• _Dataset excerpt_
■ ■ ■
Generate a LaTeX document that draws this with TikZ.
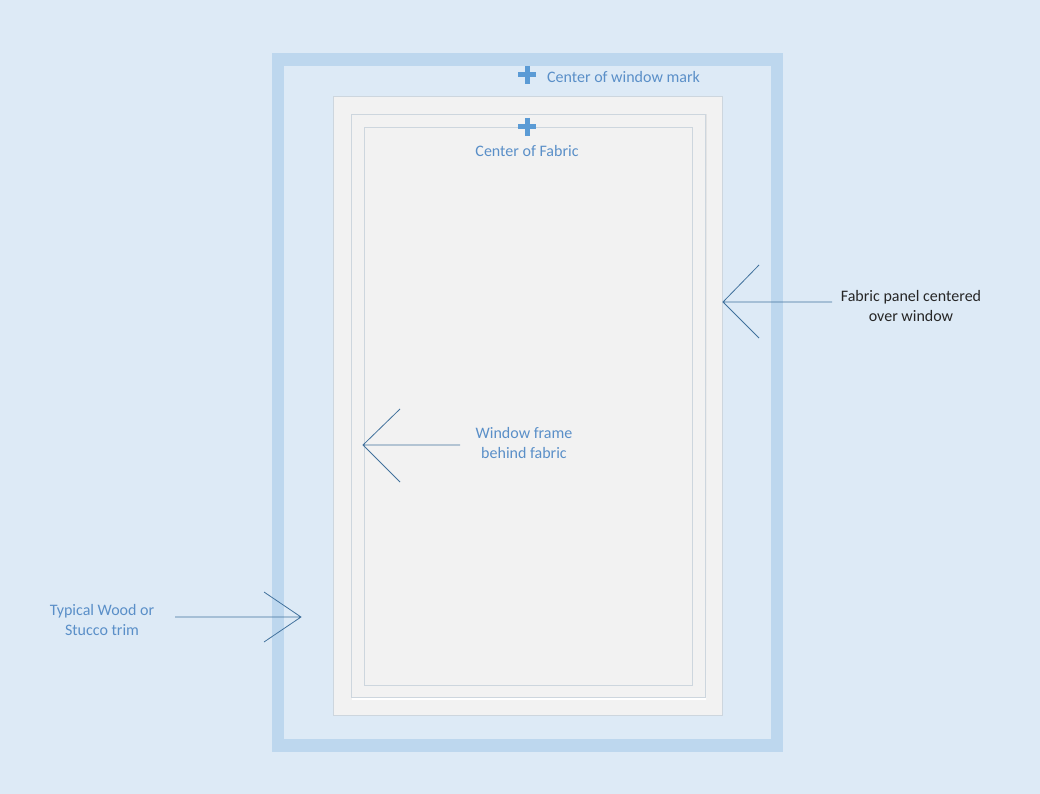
\documentclass[tikz,border=0pt]{standalone}
\usepackage{fontspec}
\setmainfont{Carlito}
\definecolor{bg}{HTML}{DDEAF6}
\definecolor{trim}{HTML}{BDD7EE}
\definecolor{panel}{HTML}{F2F2F2}
\definecolor{edge}{HTML}{CDD6DE}
\definecolor{shade}{HTML}{D6DFE8}
\definecolor{mark}{HTML}{5B9BD5}
\definecolor{lbl}{HTML}{5A8FC8}
\definecolor{arr}{HTML}{41719C}
\tikzset{
  lab/.style={font=\fontsize{16}{20}\selectfont, text=lbl, align=center, inner sep=0pt},
  blab/.style={lab, text=black!85},
  pointer/.style={draw=arr, line width=0.8pt},
  plusmark/.style={draw=mark, line width=5pt},
}
\begin{document}
\begin{tikzpicture}[x=1pt,y=-1pt]
\useasboundingbox (0,0) rectangle (1040,794);
\fill[bg] (0,0) rectangle (1040,794);
% trim
\fill[trim] (272,53) rectangle (783,752);
\fill[bg] (284,66) rectangle (771,739);
% fabric panel
\draw[edge, fill=panel, line width=0.8pt] (333,96) rectangle (722,715);
% window frame
\fill[shade] (352,115) rectangle (706,699.5);
\draw[edge, fill=panel, line width=0.8pt] (351,114) rectangle (705,697);
\draw[edge, fill=panel, line width=0.8pt] (364,127) rectangle (692,685);
% plus marks
\draw[plusmark] (518,75) -- (536,75) (527,66) -- (527,84);
\draw[plusmark] (518,127) -- (536,127) (527,118) -- (527,136);
% labels
\node[lab, anchor=west] (cwm) at (547,77) {Center of window mark};
\node[lab] (cof) at (527,151) {Center of Fabric};
\node[blab] (fab) at (911,306) {Fabric panel centered\\over window};
\node[lab] (wfb) at (524,443) {Window frame\\behind fabric};
\node[lab] (tw) at (102,620) {Typical Wood or\\Stucco trim};
% arrows
\coordinate (fabtip) at (723,302);
\coordinate (fabtail) at (832,302);
\draw[pointer] (fabtail) -- (fabtip) (759,265) -- (fabtip) -- (759,338);
\coordinate (wftip) at (363,445);
\coordinate (wftail) at (460,445);
\draw[pointer] (wftail) -- (wftip) (400,409) -- (wftip) -- (400,482);
\coordinate (twtip) at (301,617);
\coordinate (twtail) at (175,617);
\draw[pointer] (twtail) -- (twtip) (264,592) -- (twtip) -- (264,642);
\end{tikzpicture}
\end{document}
■ ■ ■
• _Requirement_
Leave the images out, please, and restate each line word for word.

• _Finished exercise_
Generate a LaTeX document that draws this with TikZ.
\documentclass[tikz,border=0pt]{standalone}
\usepackage{fontspec}
\setmainfont{Carlito}
\definecolor{bg}{HTML}{DDEAF6}
\definecolor{trim}{HTML}{BDD7EE}
\definecolor{panel}{HTML}{F2F2F2}
\definecolor{edge}{HTML}{CDD6DE}
\definecolor{shade}{HTML}{D6DFE8}
\definecolor{mark}{HTML}{5B9BD5}
\definecolor{lbl}{HTML}{5A8FC8}
\definecolor{arr}{HTML}{41719C}
\tikzset{
  lab/.style={font=\fontsize{16}{20}\selectfont, text=lbl, align=center, inner sep=0pt},
  blab/.style={lab, text=black!85},
  pointer/.style={draw=arr, line width=0.8pt},
  plusmark/.style={draw=mark, line width=5pt},
}
\begin{document}
\begin{tikzpicture}[x=1pt,y=-1pt]
\useasboundingbox (0,0) rectangle (1040,794);
\fill[bg] (0,0) rectangle (1040,794);
% trim
\fill[trim] (272,53) rectangle (783,752);
\fill[bg] (284,66) rectangle (771,739);
% fabric panel
\draw[edge, fill=panel, line width=0.8pt] (333,96) rectangle (722,715);
% window frame
\fill[shade] (352,115) rectangle (706,699.5);
\draw[edge, fill=panel, line width=0.8pt] (351,114) rectangle (705,697);
\draw[edge, fill=panel, line width=0.8pt] (364,127) rectangle (692,685);
% plus marks
\draw[plusmark] (518,75) -- (536,75) (527,66) -- (527,84);
\draw[plusmark] (518,127) -- (536,127) (527,118) -- (527,136);
% labels
\node[lab, anchor=west] (cwm) at (547,77) {Center of window mark};
\node[lab] (cof) at (527,151) {Center of Fabric};
\node[blab] (fab) at (911,306) {Fabric panel centered\\over window};
\node[lab] (wfb) at (524,443) {Window frame\\behind fabric};
\node[lab] (tw) at (102,620) {Typical Wood or\\Stucco trim};
% arrows
\coordinate (fabtip) at (723,302);
\coordinate (fabtail) at (832,302);
\draw[pointer] (fabtail) -- (fabtip) (759,265) -- (fabtip) -- (759,338);
\coordinate (wftip) at (363,445);
\coordinate (wftail) at (460,445);
\draw[pointer] (wftail) -- (wftip) (400,409) -- (wftip) -- (400,482);
\coordinate (twtip) at (301,617);
\coordinate (twtail) at (175,617);
\draw[pointer] (twtail) -- (twtip) (264,592) -- (twtip) -- (264,642);
\end{tikzpicture}
\end{document}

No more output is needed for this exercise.